- Born: Richard James Kaegel 1939 (age 85–86) Belleville, Illinois, U.S.
- Occupation: Sportswriter
- Employer(s): Granite City Press Record, The Sporting News, Kansas City Star, MLB.com
- Spouse: Betty
- Awards: J. G. Taylor Spink Award

= Dick Kaegel =

American sportswriter

Richard James Kaegel (born October 1939) is an American sportswriter. As a beat writer, he covered the St. Louis Cardinals and Kansas City Royals of Major League Baseball, and also served as the editor-in-chief for The Sporting News.

==Biography==
Kaegel is from Belleville, Illinois. While he was a senior at Belleville Township High School, he was hired as a full-time sportswriter for the Belleville News-Democrat in 1956, at the age of 16, on the recommendation of his high school journalism teacher. The arrangement allowed him to work for the paper in the morning and complete his schooling in the afternoons. He graduated from high school in 1957 and earned a Bachelor of Journalism from the University of Missouri in 1961.

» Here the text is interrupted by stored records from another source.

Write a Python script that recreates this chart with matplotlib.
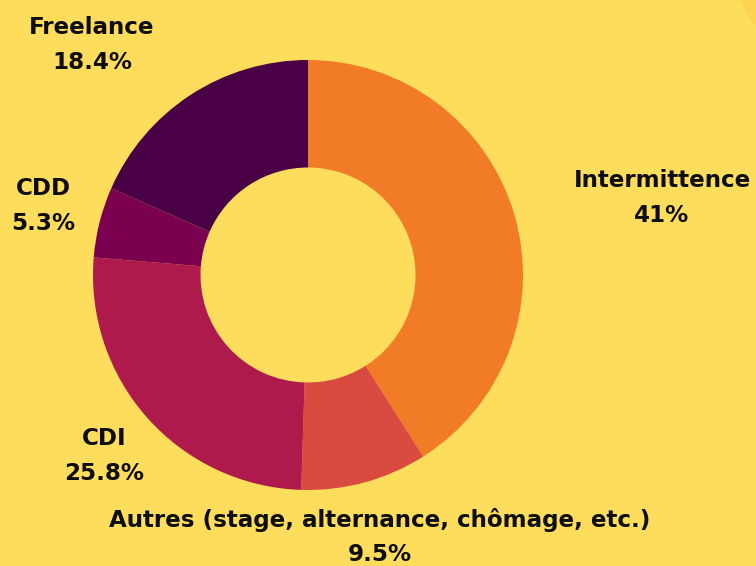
import matplotlib
matplotlib.use("Agg")
import matplotlib.pyplot as plt
from matplotlib.patches import Circle

categories = ["Intermittence", "Autres (stage, alternance, chômage, etc.)", "CDI", "CDD", "Freelance"]
values = [41, 9.5, 25.8, 5.3, 18.4]
value_labels = ["41%", "9.5%", "25.8%", "5.3%", "18.4%"]
colors = ["#F27B27", "#D94A40", "#AF1A4C", "#7C0050", "#4A0044"]
bg = "#FFDD5C"

W, H = 756, 566
fig = plt.figure(figsize=(W / 100, H / 100), dpi=100, facecolor=bg)

deco = fig.add_axes([0, 0, 1, 1], facecolor="none")
deco.set_xlim(0, W)
deco.set_ylim(H, 0)
deco.axis("off")
deco.add_patch(Circle((880, -60), 152, color="#FCD353", lw=0))

cx, cy, R = 308, 275, 215
ax = fig.add_axes([(cx - R) / W, 1 - (cy + R) / H, 2 * R / W, 2 * R / H], facecolor="none")
ax.pie(values, colors=colors, startangle=90, counterclock=False, radius=1,
       wedgeprops=dict(width=0.5, linewidth=0))
ax.set_xlim(-1, 1)
ax.set_ylim(-1, 1)
ax.set_aspect("equal")
ax.axis("off")

label_pos = [(662, 198), (380, 537), (104, 456), (43, 206), (92, 45)]
for cat, vl, (x, y) in zip(categories, value_labels, label_pos):
    deco.text(x, y, f"{cat}\n{vl}", ha="center", va="center", fontsize=16.6,
              fontweight="bold", family="DejaVu Sans", color="#0D0D0D", linespacing=1.62)

fig.savefig("out.png", dpi=100, facecolor=bg)
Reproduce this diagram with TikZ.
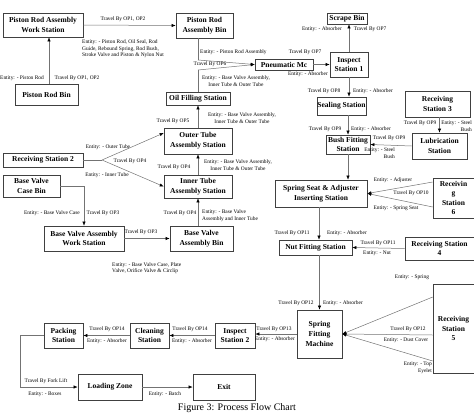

After graduating from college, Kaegel was hired as a sportswriter for the Columbia Daily Tribune. He worked for the Granite City Press Record in 1964 as their sports editor, covering the 1964 World Series. He worked for The Sporting News as an associate editor from 1965 through 1968. He then covered the St. Louis Cardinals for the St. Louis Post-Dispatch from 1968 through 1979. From 1979 through 1985, he was the editor-in-chief of The Sporting News. Kaegel was a sports columnist for the St. Louis Globe-Democrat from 1985 through 1986, and then covered the Kansas City Royals for the Kansas City Star from 1988 through 2003 and for MLB.com from 2004 until he retired in 2014. During the 2011 season, Kaegel covered all 162 games for the Royals four years after having a liver transplant. Kaegel also served as a voting member of the Veterans Committee in the 2012 and 2015 Baseball Hall of Fame balloting.

Kaegel was named the recipient of the J. G. Taylor Spink Award, subsequently renamed as the BBWAA Career Excellence Award, which is bestowed annually by the Baseball Writers' Association of America (BBWAA) with recipients honored during ceremonies at the National Baseball Hall of Fame in Cooperstown, New York.

==Personal life==
Kaegel and his wife, Betty, live in Lee's Summit, Missouri.